Good news and bad news about preventing terrorist infiltration into US
I've got good news and bad news about our efforts to prevent terrorists from getting visas to lawfully enter the United States.
The good news is, our world class vetting procedures have denied visas to 2231 people suspected of having terrorist ties since 2001.
The bad news is that same foolproof system allowed 9500 suspected terrorists to enter the country. That's the number of visas that have been revoked since 2001 - after the visa holder had entered the US - because the holder had ties to terrorism.
Can it get any worse? Why yes. Yes it can.
When asked at a congressional hearing where those 9500 visa holders were today, the State Department bureaucrat's pithy response was "I don't know."
Yikes.
An examination of State Department records by American Enterprise Institute researcher Justin Lang found that since 2001, the State Department had denied visas to just 2,231 individuals because the applicant was suspected of terrorist ties or activity. Yet during that same period, the State Department granted U.S. visas to 9,500 people who it later figured out posed a terrorist threat — and had to go back and retroactively revoke those individuals’ visas.
The means our screening system is so bad, it let through more than four times as many suspected terrorists as it stopped. If a National Hockey League goalie let in more than four times as many goals as he blocked, he would be fired.
And let’s be clear: Those 9,500 visa revocations are just the suspected terrorists we know about. How many more terrorists are out there who also beat our screening system but officials did not figure out their mistake and revoke the visas?

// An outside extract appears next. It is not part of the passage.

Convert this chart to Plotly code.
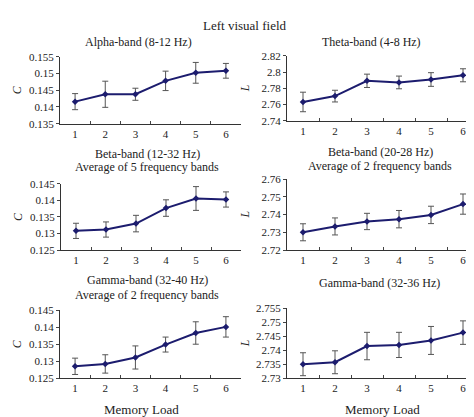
import plotly.graph_objects as go

W, H = 474, 417

loads = ["1", "2", "3", "4", "5", "6"]

alpha_c = [0.1416, 0.1438, 0.1438, 0.1478, 0.1502, 0.1508]
alpha_c_err = [0.0024, 0.0039, 0.0018, 0.0029, 0.0031, 0.0022]

theta_l = [2.7632, 2.7704, 2.7892, 2.7872, 2.7908, 2.7960]
theta_l_err = [0.0120, 0.0072, 0.0082, 0.0078, 0.0084, 0.0080]

beta_c = [0.1308, 0.1312, 0.1330, 0.1377, 0.1406, 0.1403]
beta_c_err = [0.0023, 0.0023, 0.0025, 0.0025, 0.0036, 0.0023]

beta_l = [2.7300, 2.7333, 2.7361, 2.7374, 2.7398, 2.7459]
beta_l_err = [0.0048, 0.0048, 0.0046, 0.0049, 0.0049, 0.0057]

gamma_c = [0.1285, 0.1292, 0.1311, 0.1349, 0.1383, 0.1401]
gamma_c_err = [0.0024, 0.0027, 0.0034, 0.0022, 0.0033, 0.0030]

gamma_l = [2.7350, 2.7357, 2.7415, 2.7419, 2.7435, 2.7463]
gamma_l_err = [0.0041, 0.0041, 0.0049, 0.0045, 0.0050, 0.0042]

# panel: values, errors, y range, dtick, y label, pixel box (x0, x1, ytop, ybottom)
panels = [
    (alpha_c, alpha_c_err, [0.135, 0.155], 0.005, "C", (52, 233, 44, 113)),
    (theta_l, theta_l_err, [2.74, 2.82], 0.02, "L", (279, 471, 43, 110)),
    (beta_c, beta_c_err, [0.125, 0.145], 0.005, "C", (53, 233, 175, 243)),
    (beta_l, beta_l_err, [2.72, 2.76], 0.01, "L", (279, 471, 170, 243)),
    (gamma_c, gamma_c_err, [0.125, 0.145], 0.005, "C", (52, 233, 305, 375)),
    (gamma_l, gamma_l_err, [2.73, 2.755], 0.005, "L", (279, 471, 303, 375)),
]

FONT = "Liberation Serif"
LINE = "#1c1c6e"
TXT = "#222222"

fig = go.Figure()
annotations = []

for i, (vals, errs, yr, dt, ylab, (x0, x1, yt, yb)) in enumerate(panels):
    n = "" if i == 0 else str(i + 1)
    fig.add_trace(go.Scatter(
        x=loads, y=vals,
        xaxis="x" + n, yaxis="y" + n,
        mode="lines+markers",
        line=dict(color=LINE, width=2),
        marker=dict(symbol="diamond", size=5, color=LINE),
        error_y=dict(type="data", array=errs, color="#555555", thickness=1, width=3),
        showlegend=False,
    ))
    fig.update_layout({
        "xaxis" + n: dict(
            domain=[x0 / W, x1 / W], anchor="y" + n, type="category",
            range=[-0.5, 5.5], tickson="boundaries", ticks="inside", ticklen=3,
            showline=True, linecolor="#333333", linewidth=1, showgrid=False,
            tickfont=dict(family=FONT, size=11, color=TXT),
        ),
        "yaxis" + n: dict(
            domain=[1 - yb / H, 1 - yt / H], anchor="x" + n,
            range=yr, dtick=dt, tick0=yr[0], ticks="outside", ticklen=3,
            showline=True, linecolor="#333333", linewidth=1, showgrid=False,
            zeroline=False,
            tickfont=dict(family=FONT, size=11, color=TXT),
        ),
    })
    annotations.append(dict(
        text="<i>" + ylab + "</i>", x=(x0 - 43) / W if ylab == "C" else (x0 - 42) / W,
        y=1 - (yt + yb) / 2 / H, xref="paper", yref="paper", textangle=-90,
        xanchor="center", yanchor="middle",
        showarrow=False, font=dict(family=FONT, size=12, color=TXT),
    ))


def label(text, x, y, size=12):
    annotations.append(dict(
        text=text, x=x / W, y=1 - y / H, xref="paper", yref="paper",
        xanchor="center", yanchor="middle",
        showarrow=False, font=dict(family=FONT, size=size, color=TXT),
    ))


label("Left visual field", 237, 12, 13)
label("Alpha-band (8-12 Hz)", 130, 29)
label("Theta-band (4-8 Hz)", 363, 29)
label("Beta-band (12-32 Hz)", 139, 144)
label("Average of 5 frequency bands", 139, 158)
label("Beta-band (20-28 Hz)", 372, 142)
label("Average of 2 frequency bands", 372, 156)
label("Gamma-band (32-40 Hz)", 139, 274)
label("Average of 2 frequency bands", 139, 289)
label("Gamma-band (32-36 Hz)", 371, 277)
label("Memory Load", 133, 407, 13)
label("Memory Load", 374, 407, 13)

fig.update_layout(
    width=W, height=H,
    margin=dict(l=0, r=0, t=0, b=0),
    paper_bgcolor="white", plot_bgcolor="white",
    font=dict(family=FONT),
    annotations=annotations,
)

fig.write_html("out.html")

I can name at least one: Tashfeen Malik. She never had her visa revoked. We learned she was a terrorist only after she and her husband massacred 14 people in San Bernardino, Calif. She beat our screening system, got into our country and carried out a terrorist attack.
So did Umar Farouk Abdulmutallab, the 2009 so-called underwear bomber who nearly blew up a plane over Detroit on Christmas Day 2009. His father walked into a U.S. embassy and reported that his son was involved with terrorists. Yet the Wall Street Journal reports that the State Department “didn’t revoke his visa after Mr. Abdulmutallab’s father alerted U.S. officials to his son’s potential radicalization.” How many more terrorist visa holders like Tashfeen Malik and Umar Farouk Abdulmutallab are out there today?
Our screening system is badly broken, and we have an administration that is more concerned with enforcing political correctness than protecting the American people. We know that terrorists use social media to spread propaganda, recruit operatives and plan attacks. Yet MSNBC reports that in 2011, officials in the Department of Homeland Security proposed a policy of scouring social media of visa applicants to look for terrorist ties. The proposal went through a year-long review and was about to be issued as official policy — when it was quashed by senior officials.
They would never come out and say it, but it appears the Obama administration has accepted the notion that a few terrorist attacks a year can be accepted in the name of being faithful to our "values" - that is, not making Muslims feel bad by singling them out for special treatment. It's the ultimate triumph of political correctness over self-preservation.
If lying about the effectiveness of our vetting procedures is meant to assuage the fears of American citizens about admitting thousands of Syrian refugees, it's not working very well.